Asian equities traded mostly higher on Friday, and European stocks edged north as risk appetite has revived somewhat ahead of the weekend. US stock index futures are posting slight gains ahead of the opening bell. Still, as geopolitics stays in the market focus, the upside potential in equities remains limited, with global markets being on track for their first weekly loss in four.
Meanwhile, the bond market sell-off continues these days. The US 10-year Treasury yields keep refreshing long-term highs, flirting with the 2.72% figure while two-year yields climbed back above 2.50% on Friday.
Against this backdrop, the dollar extends the rally, retaining a solid bullish bias for the seventh session in a row.
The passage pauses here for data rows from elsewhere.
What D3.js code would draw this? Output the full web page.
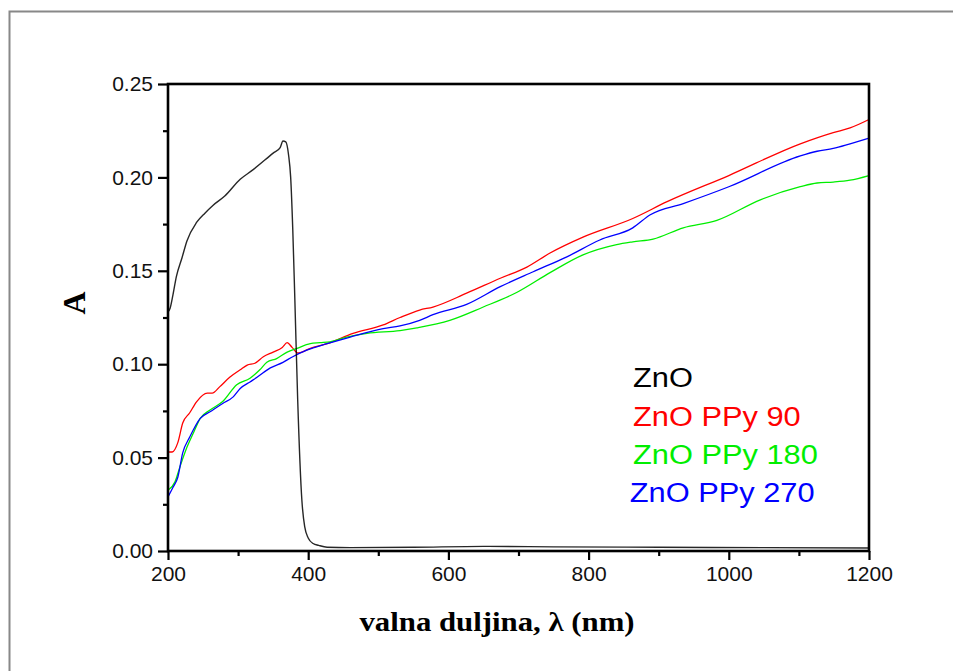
<!DOCTYPE html>
<html>
<head>
<meta charset="utf-8">
<script src="https://cdn.jsdelivr.net/npm/d3@7"></script>
<style>
  body { margin: 0; background: #fff; }
  svg { display: block; }
  .tick-label { font-family: "Liberation Sans", Arial, sans-serif; font-size: 21px; fill: #111; }
  .axis-title { font-family: "Liberation Serif", "Times New Roman", serif; font-weight: bold; font-size: 28px; fill: #000; }
  .legend-text { font-family: "Liberation Sans", Arial, sans-serif; font-size: 28px; }
</style>
</head>
<body>
<div id="chart"></div>
<script>

// values (wavelength in nm, absorbance A)
var zno_nm = [200, 203, 207, 212, 220, 227, 241, 253, 264, 281, 303, 321, 350, 360, 364, 368, 372, 375, 378, 381, 385, 391, 395, 400, 407, 415, 427, 460, 550, 650, 750, 900, 1050, 1200];
var zno_a = [0.128, 0.130, 0.137, 0.147, 0.157, 0.166, 0.176, 0.181, 0.185, 0.190, 0.199, 0.204, 0.213, 0.216, 0.2195, 0.219, 0.212, 0.200, 0.172, 0.134, 0.081, 0.027, 0.013, 0.007, 0.004, 0.003, 0.002, 0.0018, 0.002, 0.0025, 0.0022, 0.002, 0.0018, 0.0016];

var ppy90_nm = [200, 206, 214, 221, 231, 241, 256, 263, 274, 288, 303, 313, 324, 336, 350, 363, 370, 377, 385, 403, 427, 464, 507, 531, 559, 578, 626, 674, 712, 745, 792, 863, 912, 1000, 1102, 1149, 1173, 1200];
var ppy90_a = [0.053, 0.053, 0.058, 0.0685, 0.074, 0.080, 0.0845, 0.0845, 0.088, 0.093, 0.097, 0.0995, 0.1005, 0.104, 0.1065, 0.109, 0.1115, 0.109, 0.106, 0.1085, 0.111, 0.1165, 0.121, 0.125, 0.129, 0.1306, 0.138, 0.146, 0.152, 0.1595, 0.168, 0.178, 0.187, 0.201, 0.218, 0.224, 0.2265, 0.231];

var ppy180_nm = [200, 210, 217, 227, 236, 246, 260, 278, 298, 317, 331, 341, 355, 370, 384, 403, 417, 431, 455, 484, 531, 555, 602, 649, 698, 745, 792, 840, 863, 892, 935, 983, 1045, 1102, 1126, 1149, 1173, 1200];
var ppy180_a = [0.0325, 0.037, 0.045, 0.0555, 0.063, 0.071, 0.0755, 0.080, 0.089, 0.0925, 0.097, 0.101, 0.103, 0.1065, 0.1085, 0.111, 0.1115, 0.112, 0.1145, 0.1165, 0.118, 0.1195, 0.1235, 0.1305, 0.1385, 0.149, 0.1585, 0.164, 0.1655, 0.167, 0.173, 0.177, 0.188, 0.195, 0.197, 0.1975, 0.1985, 0.201];

var ppy270_nm = [200, 207, 214, 221, 231, 246, 260, 278, 293, 303, 317, 327, 346, 364, 378, 398, 427, 460, 507, 531, 559, 578, 626, 674, 721, 769, 816, 863, 888, 935, 1000, 1102, 1126, 1149, 1173, 1200];
var ppy270_a = [0.029, 0.034, 0.0395, 0.0525, 0.061, 0.071, 0.0745, 0.079, 0.0825, 0.087, 0.0905, 0.093, 0.098, 0.101, 0.104, 0.1075, 0.111, 0.1145, 0.119, 0.1205, 0.1235, 0.1265, 0.132, 0.1415, 0.1495, 0.1575, 0.1665, 0.173, 0.180, 0.186, 0.195, 0.2115, 0.214, 0.2155, 0.218, 0.221];

var series_names = ["ZnO", "ZnO PPy 90", "ZnO PPy 180", "ZnO PPy 270"];
var series_colors = ["#000000", "#ff0000", "#00ee00", "#0000ff"];

var x_ticks = [200, 400, 600, 800, 1000, 1200];
var x_minor = [300, 500, 700, 900, 1100];
var y_ticks = [0, 0.05, 0.10, 0.15, 0.20, 0.25];
var y_minor = [0.025, 0.075, 0.125, 0.175, 0.225];

var width = 953, height = 671;

var svg = d3.select("#chart").append("svg")
  .attr("width", width)
  .attr("height", height);

//outer frame, runs off the right and bottom
svg.append("rect")
  .attr("x", 9.5).attr("y", 11.5)
  .attr("width", 1000).attr("height", 1000)
  .attr("fill", "none")
  .attr("stroke", "#888")
  .attr("stroke-width", 2);

var x = d3.scaleLinear().domain([200, 1200]).range([168, 869]);
var y = d3.scaleLinear().domain([0, 0.25]).range([551, 84]);

//curves
var line = d3.line()
  .x(function(d) { return x(d[0]); })
  .y(function(d) { return y(d[1]); })
  .curve(d3.curveMonotoneX);

var all_series = [
  d3.zip(zno_nm, zno_a),
  d3.zip(ppy90_nm, ppy90_a),
  d3.zip(ppy180_nm, ppy180_a),
  d3.zip(ppy270_nm, ppy270_a)
];

// draw the zno curve last so it sits on top at the crossing
[1, 2, 3, 0].forEach(function(i) {
  svg.append("path")
    .datum(all_series[i])
    .attr("d", line)
    .attr("fill", "none")
    .attr("stroke", series_colors[i])
    .attr("stroke-width", i === 0 ? 1.4 : 1.3)
    .attr("stroke-opacity", i === 0 ? 0.85 : 1);
});

//axes
var bottom_axis = d3.axisBottom(x).tickValues(x_ticks).tickSize(9).tickSizeOuter(0).tickPadding(6)
  .tickFormat(d3.format("d"));
var left_axis = d3.axisLeft(y).tickValues(y_ticks).tickSize(10).tickSizeOuter(0).tickPadding(5)
  .tickFormat(d3.format(".2f"));

var gx = svg.append("g").attr("transform", "translate(0,551)").call(bottom_axis);
var gy = svg.append("g").attr("transform", "translate(168,0)").call(left_axis);

[gx, gy].forEach(function(g) {
  g.select(".domain").remove();
  g.selectAll(".tick line").attr("stroke", "#000").attr("stroke-width", 2.2);
  g.selectAll(".tick text").attr("class", "tick-label").attr("fill", null);
});

var gx_minor = svg.append("g").attr("transform", "translate(0,551)")
  .call(d3.axisBottom(x).tickValues(x_minor).tickSize(5).tickFormat(""));
var gy_minor = svg.append("g").attr("transform", "translate(168,0)")
  .call(d3.axisLeft(y).tickValues(y_minor).tickSize(5).tickFormat(""));
[gx_minor, gy_minor].forEach(function(g) {
  g.select(".domain").remove();
  g.selectAll(".tick line").attr("stroke", "#000").attr("stroke-width", 2.2);
});

//frame of the plot area
svg.append("rect")
  .attr("x", x(200)).attr("y", y(0.25))
  .attr("width", x(1200) - x(200))
  .attr("height", y(0) - y(0.25))
  .attr("fill", "none")
  .attr("stroke", "#000")
  .attr("stroke-width", 2.6);

//axis titles
svg.append("text").attr("class", "axis-title")
  .attr("transform", "translate(497,631) scale(1.1,1)")
  .style("text-anchor", "middle")
  .text("valna duljina, \u03bb (nm)");

svg.append("text").attr("class", "axis-title")
  .attr("transform", "translate(85,303) rotate(-90)")
  .style("text-anchor", "middle")
  .style("font-size", "32px")
  .text("A");

//legend
var legend = svg.append("g").attr("transform", "translate(633,0) scale(1.1,1)");
var legend_y = [387, 426, 464, 502];
legend.selectAll("text")
  .data(series_names)
  .enter().append("text")
  .attr("class", "legend-text")
  .attr("x", function(d, i) { return i === 3 ? -3 : 0; })
  .attr("y", function(d, i) { return legend_y[i]; })
  .attr("fill", function(d, i) { return series_colors[i]; })
  .text(function(d) { return d; });

</script>
</body>
</html>
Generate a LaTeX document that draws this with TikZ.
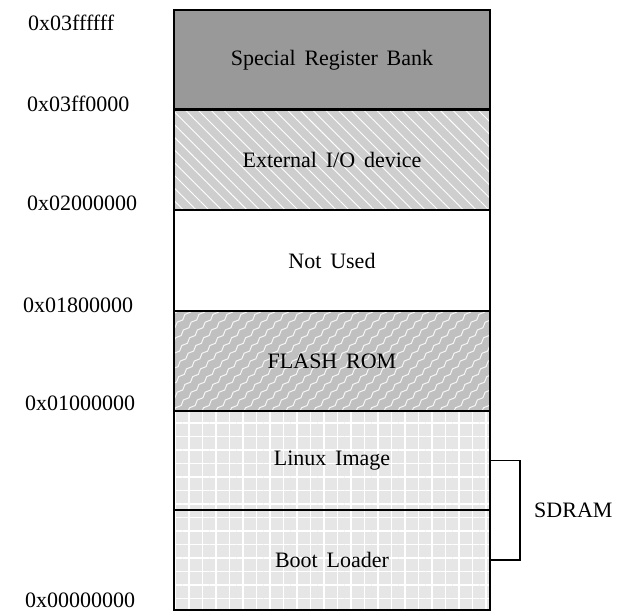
\documentclass[tikz,border=0pt]{standalone}
\usepackage{fontspec}
\setmainfont[WordSpace=1.6]{Liberation Serif}
\usetikzlibrary{positioning,patterns.meta,decorations.pathmorphing}
\definecolor{bankgray}{RGB}{153,153,153}
\definecolor{iogray}{RGB}{206,206,206}
\definecolor{flashgray}{RGB}{192,192,192}
\definecolor{ramgray}{RGB}{230,230,230}

\begin{document}
\begin{tikzpicture}[x=1pt, y=-1pt,
    every node/.style={font=\fontsize{22}{26}\selectfont},
    region/.style={draw, line width=1.2pt, minimum width=316pt, inner sep=0pt, outer sep=0pt},
    addr/.style={anchor=base west, inner sep=0pt},
    wave/.style={white!85!flashgray, line width=1pt, decorate, decoration={snake, segment length=11pt, amplitude=1.2pt}},
    hatched/.style={path picture={\fill[pattern={#1}, pattern color=white]
        (path picture bounding box.south west) rectangle (path picture bounding box.north east);}},
    bracket/.style={line width=1.2pt}
]
\useasboundingbox (0,0) rectangle (617,612);

% memory regions, top to bottom
\node[region, fill=bankgray, minimum height=100pt] (srb) at (332,60) {Special Register Bank};
\node[region, fill=iogray, minimum height=100pt,
      hatched={Lines[angle=-45,distance=9pt,line width=0.9pt]}]
      (io) at (332,160) {External I/O device};
\node[region, fill=white, minimum height=101pt] (unused) at (332,260.5) {Not Used};
\node[region, fill=flashgray, minimum height=100pt,
      path picture={\foreach \k in {-10,...,24}
        \draw[wave] ([xshift=\k*14pt]path picture bounding box.south west) -- ++(150,-150);}]
      (flash) at (332,361) {FLASH ROM};
\node[region, fill=ramgray, minimum height=99pt,
      hatched={Hatch[angle=0,distance=13.5pt,line width=1.1pt]}]
      (linux) at (332,460.5) {Linux Image};
\node[region, fill=ramgray, minimum height=100pt,
      hatched={Hatch[angle=0,distance=13.5pt,line width=1.1pt]}]
      (boot) at (332,560) {Boot Loader};
\draw[line width=3pt] (srb.south west) -- (srb.south east);

% addresses
\node[addr] (a0) at (28,31) {0x03ffffff};
\node[addr] (a1) at (27,112) {0x03ff0000};
\node[addr] (a2) at (27,210) {0x02000000};
\node[addr] (a3) at (23,312) {0x01800000};
\node[addr] (a4) at (25,410) {0x01000000};
\node[addr] (a5) at (25,607) {0x00000000};

% sdram bracket
\draw[bracket] (linux.east) -- ++(30,0) coordinate (brktop) |- (boot.east);
\path (brktop) -- (brktop |- boot.east) coordinate[pos=0.5] (brkmid);
\node[right=14pt of brkmid, inner sep=0pt] (sdram) {SDRAM};
\end{tikzpicture}
\end{document}
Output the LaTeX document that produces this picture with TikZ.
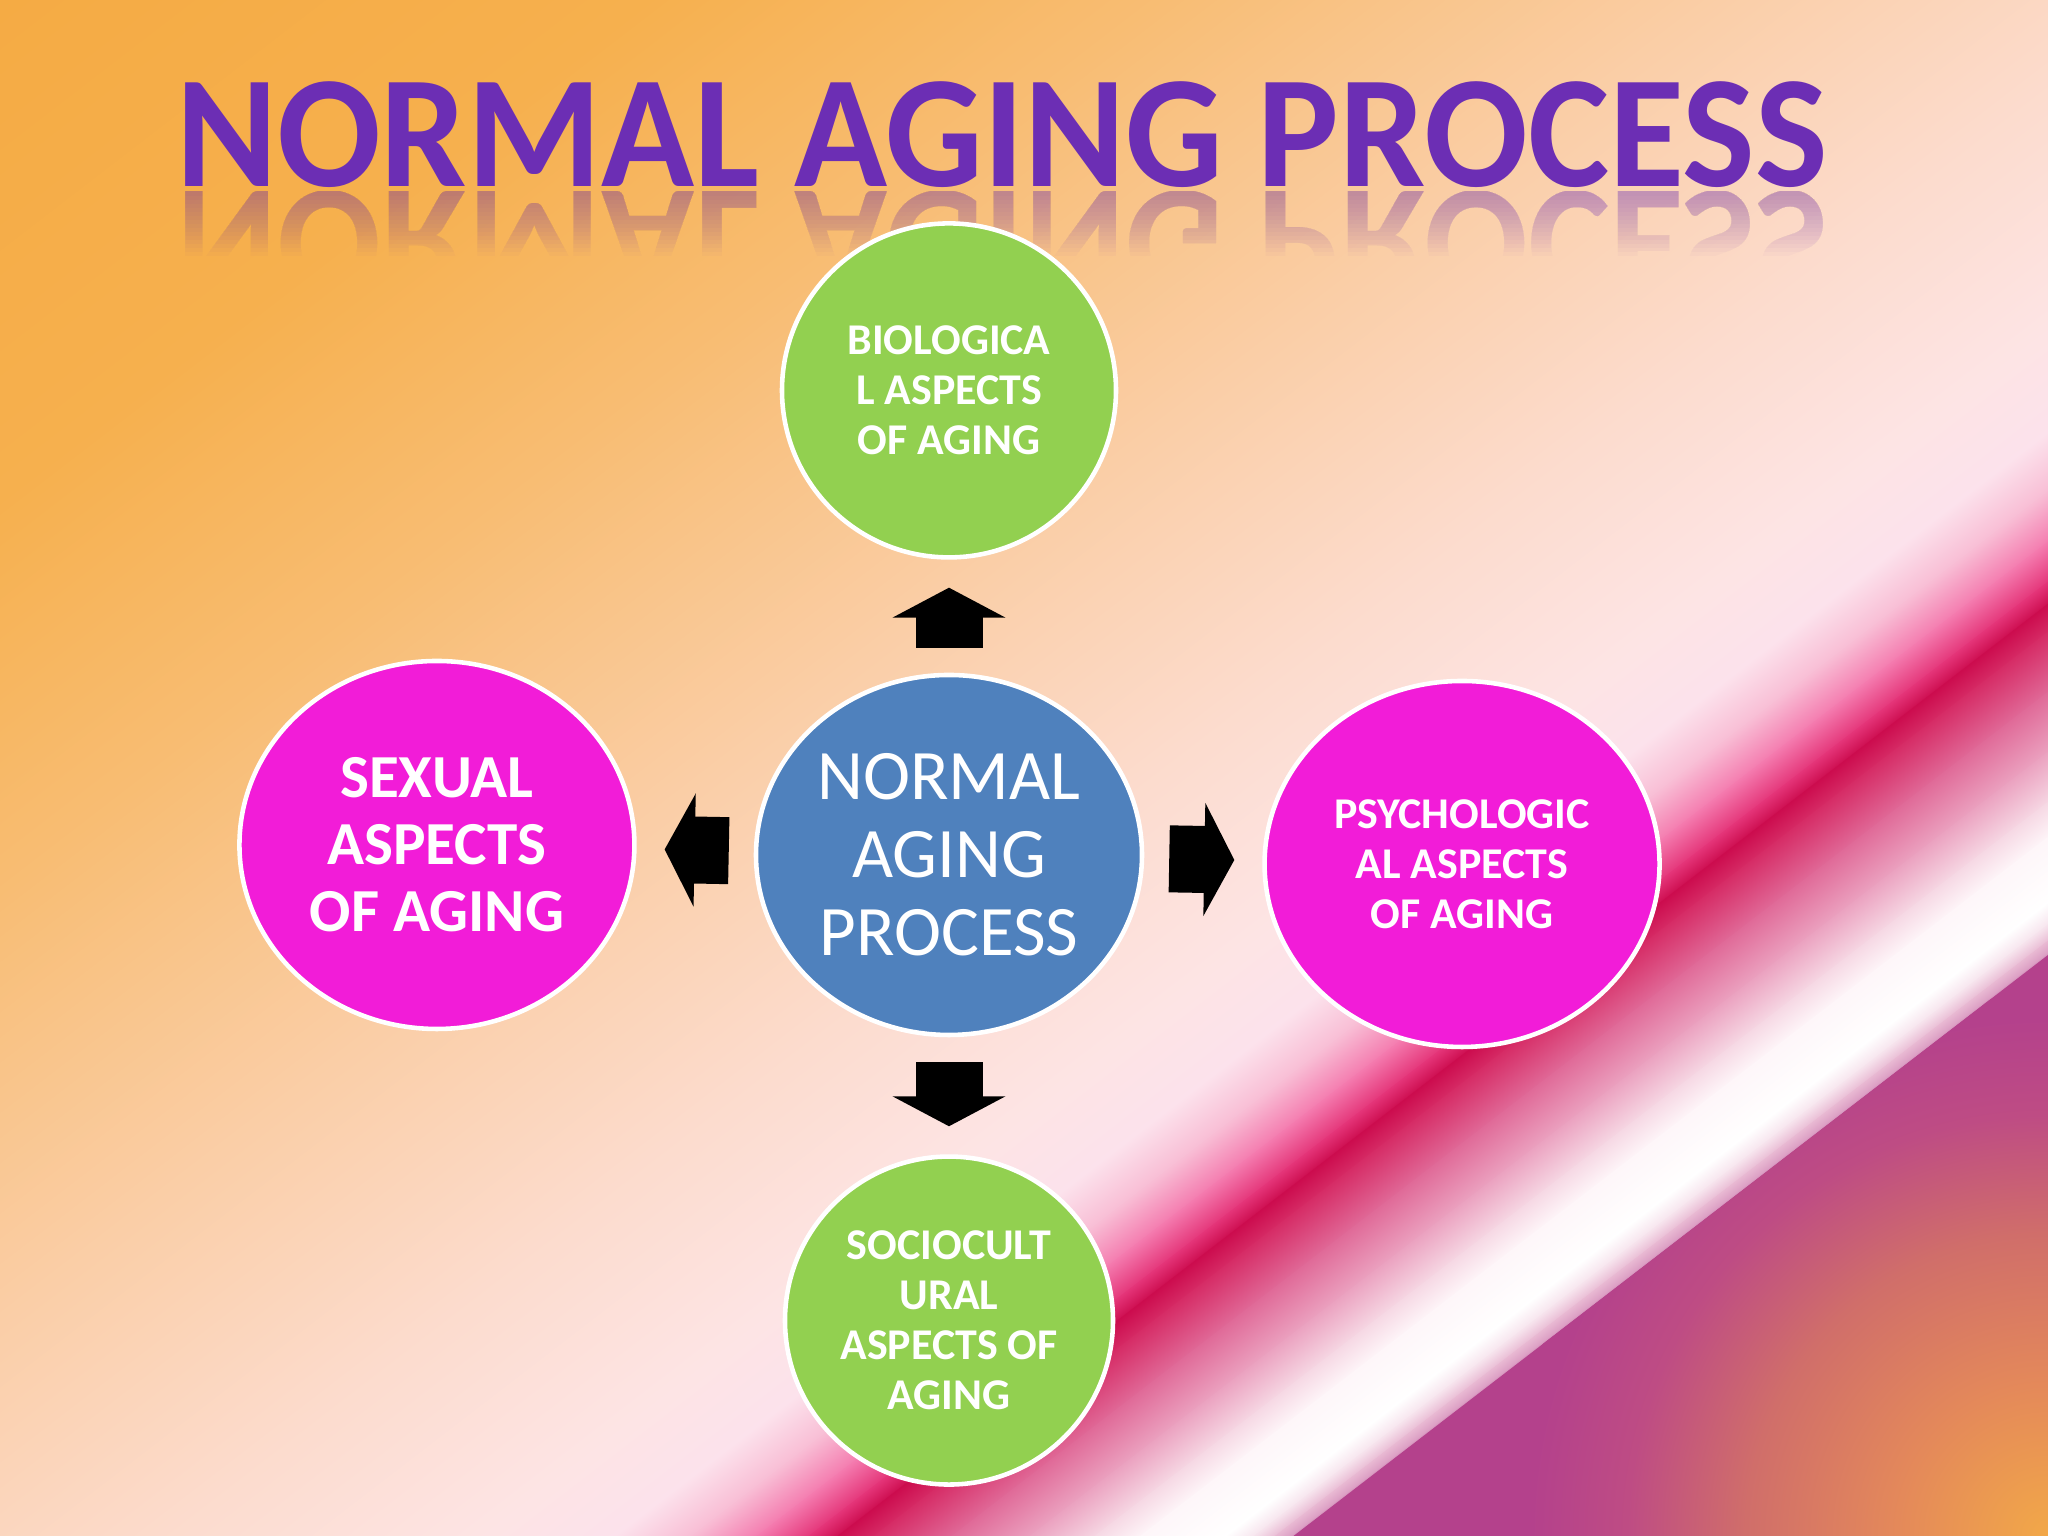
\documentclass[tikz,border=0pt]{standalone}
\usepackage{fontspec}
\setmainfont{Carlito}
\usetikzlibrary{positioning,calc,arrows.meta,shapes.geometric}

\definecolor{aspectgreen}{HTML}{92D050}
\definecolor{aspectpink}{HTML}{F21CD8}
\definecolor{hubblue}{HTML}{4F81BD}
\definecolor{titlepurple}{HTML}{6C2EB4}

\definecolor{bgA}{HTML}{F5AB44}
\definecolor{bgB}{HTML}{F6B04E}
\definecolor{bgC}{HTML}{F8BD74}
\definecolor{bgD}{HTML}{FACDA4}
\definecolor{bgE}{HTML}{FCDBCC}
\definecolor{bgF}{HTML}{FDE4E4}
\definecolor{bgG}{HTML}{FCE2EC}
\definecolor{bgH}{HTML}{F8BCD4}
\definecolor{bgI}{HTML}{F47AAE}
\definecolor{bgJ}{HTML}{E43478}
\definecolor{bgK}{HTML}{CC0C4E}
\definecolor{bgL}{HTML}{D62C66}
\definecolor{bgM}{HTML}{E06A98}
\definecolor{bgN}{HTML}{EBA2C0}
\definecolor{bgO}{HTML}{F6D8E4}
\definecolor{bgP}{HTML}{FEF6F9}
\definecolor{bgQ}{HTML}{FFFFFF}
\definecolor{bgR}{HTML}{F6E2EC}
\definecolor{bgS}{HTML}{E8B8D2}
\definecolor{bgT}{HTML}{D898C0}

\definecolor{glowA}{HTML}{F2A848}
\definecolor{glowB}{HTML}{E4895A}
\definecolor{glowC}{HTML}{D06E6A}
\definecolor{glowD}{HTML}{BE4C84}
\definecolor{glowE}{HTML}{B4418C}

\pgfdeclareradialshading{cornerglow}{\pgfpoint{0bp}{0bp}}{color(0bp)=(glowA); color(7bp)=(glowB); color(14bp)=(glowC); color(19.5bp)=(glowD); color(24bp)=(glowE); color(50bp)=(glowE)}

\newcommand{\smallfont}{\fontsize{12.5}{14.2}\selectfont\bfseries}

\begin{document}
\begin{tikzpicture}[
        aspect/.style={
            ellipse,
            draw=white,
            line width=1.3pt,
            inner sep=0pt,
            text=white,
            align=center
        },
        titletext/.style={
            anchor=base,
            inner sep=0pt,
            xscale=0.96,
            text=titlepurple,
            font=\fontsize{45.5}{45.5}\selectfont\bfseries
        },
        blockarrow/.style={
            black,
            line width=0.67cm,
            shorten <=0.25cm,
            shorten >=0.28cm,
            -{Triangle[length=0.30cm, width=1.12cm]}
        }
    ]
        \useasboundingbox (0,0) rectangle (20.48,15.36);

        \begin{scope}
            \clip (0,0) rectangle (20.48,15.36);
            \begin{scope}[transform canvas={shift={(0,15.36)}, rotate=37.6}]
                \foreach \ca/\cb/\ka/\kb in {0/500/bgA/bgB, 500/900/bgB/bgC, 900/1300/bgC/bgD,
                        1300/1650/bgD/bgE, 1650/1900/bgE/bgF, 1900/2010/bgF/bgG, 2010/2070/bgG/bgH,
                        2070/2120/bgH/bgI, 2120/2160/bgI/bgJ, 2160/2182/bgJ/bgK, 2182/2210/bgK/bgL,
                        2210/2270/bgL/bgM, 2270/2330/bgM/bgN, 2330/2380/bgN/bgO, 2380/2415/bgO/bgP,
                        2415/2480/bgP/bgQ, 2480/2503/bgQ/bgR, 2503/2519/bgR/bgS, 2519/2532/bgS/bgT,
                        2532/3300/bgT/bgT}
                    \shade[top color=\ka, bottom color=\kb] (-10,-\ca/126.2+0.01) rectangle (17,-\cb/126.2-0.01);
            \end{scope}
            \begin{scope}
                \clip (12.935,0) -- (20.48,0) -- (20.48,5.81) -- cycle;
                \fill[glowE] (12.9,0) rectangle (20.48,6);
                \shade[shading=cornerglow] (20.48,0) circle (5.4);
            \end{scope}
        \end{scope}

        \node[titletext] (title) at (10.02,13.49) {NORMAL AGING PROCESS};
        \foreach \k in {1,...,16} {
            \begin{scope}
                \clip (0,13.44) rectangle (20.48,{13.44-\k*0.04});
                \node[titletext, yscale=-1, opacity=0.028] (mirror\k) at (10.02,13.44) {NORMAL AGING PROCESS};
            \end{scope}
        }

        \node[aspect, fill=hubblue, minimum width=3.86cm, minimum height=3.6cm,
              font=\fontsize{20.2}{22.2}\selectfont]                    (centre) at (9.49,6.81)               {NORMAL\\AGING\\PROCESS};
        \node[aspect, fill=aspectgreen, minimum size=3.34cm, font=\smallfont] (bio)    [above=1.13cm of centre]              {BIOLOGICA\\L ASPECTS\\OF AGING};
        \node[aspect, fill=aspectgreen, minimum size=3.28cm, font=\smallfont] (socio)  [below=1.17cm of centre]              {SOCIOCULT\\URAL\\ASPECTS OF\\AGING};
        \node[aspect, fill=aspectpink, minimum width=3.95cm, minimum height=3.68cm,
              font=\fontsize{17.4}{19.1}\selectfont\bfseries]            (sexual) [left=1.17cm of centre, yshift=1mm]  {SEXUAL\\ASPECTS\\OF AGING};
        \node[aspect, fill=aspectpink, minimum width=3.95cm, minimum height=3.66cm,
              font=\smallfont]                                           (psych)  [right=1.18cm of centre, yshift=-0.9mm] {PSYCHOLOGIC\\AL ASPECTS\\OF AGING};

        \draw[blockarrow] (centre) -- (bio);
        \draw[blockarrow] (centre) -- (psych);
        \draw[blockarrow] (centre) -- (socio);
        \draw[blockarrow] (centre) -- (sexual);
    \end{tikzpicture}
\end{document}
The USD index advanced to the 100.00 figure for the first time in nearly two years. As the greenback keeps the buying bias intact around this psychological level, it looks like the prices could test the May 2020 high at 100.55 in the near term.
The rallying dollar sent the euro to more than one-month lows around 1.0847 during the European session on Friday.
Should the 1.0844 zone give up, the 1.0800 psychological level could cap the pressure if the buck refrains from an even more aggressive rally amid overbought conditions. On the upside, the immediate target now arrives at 1.0900, followed by the 20-DMA, that comes just below the 1.1000 figure.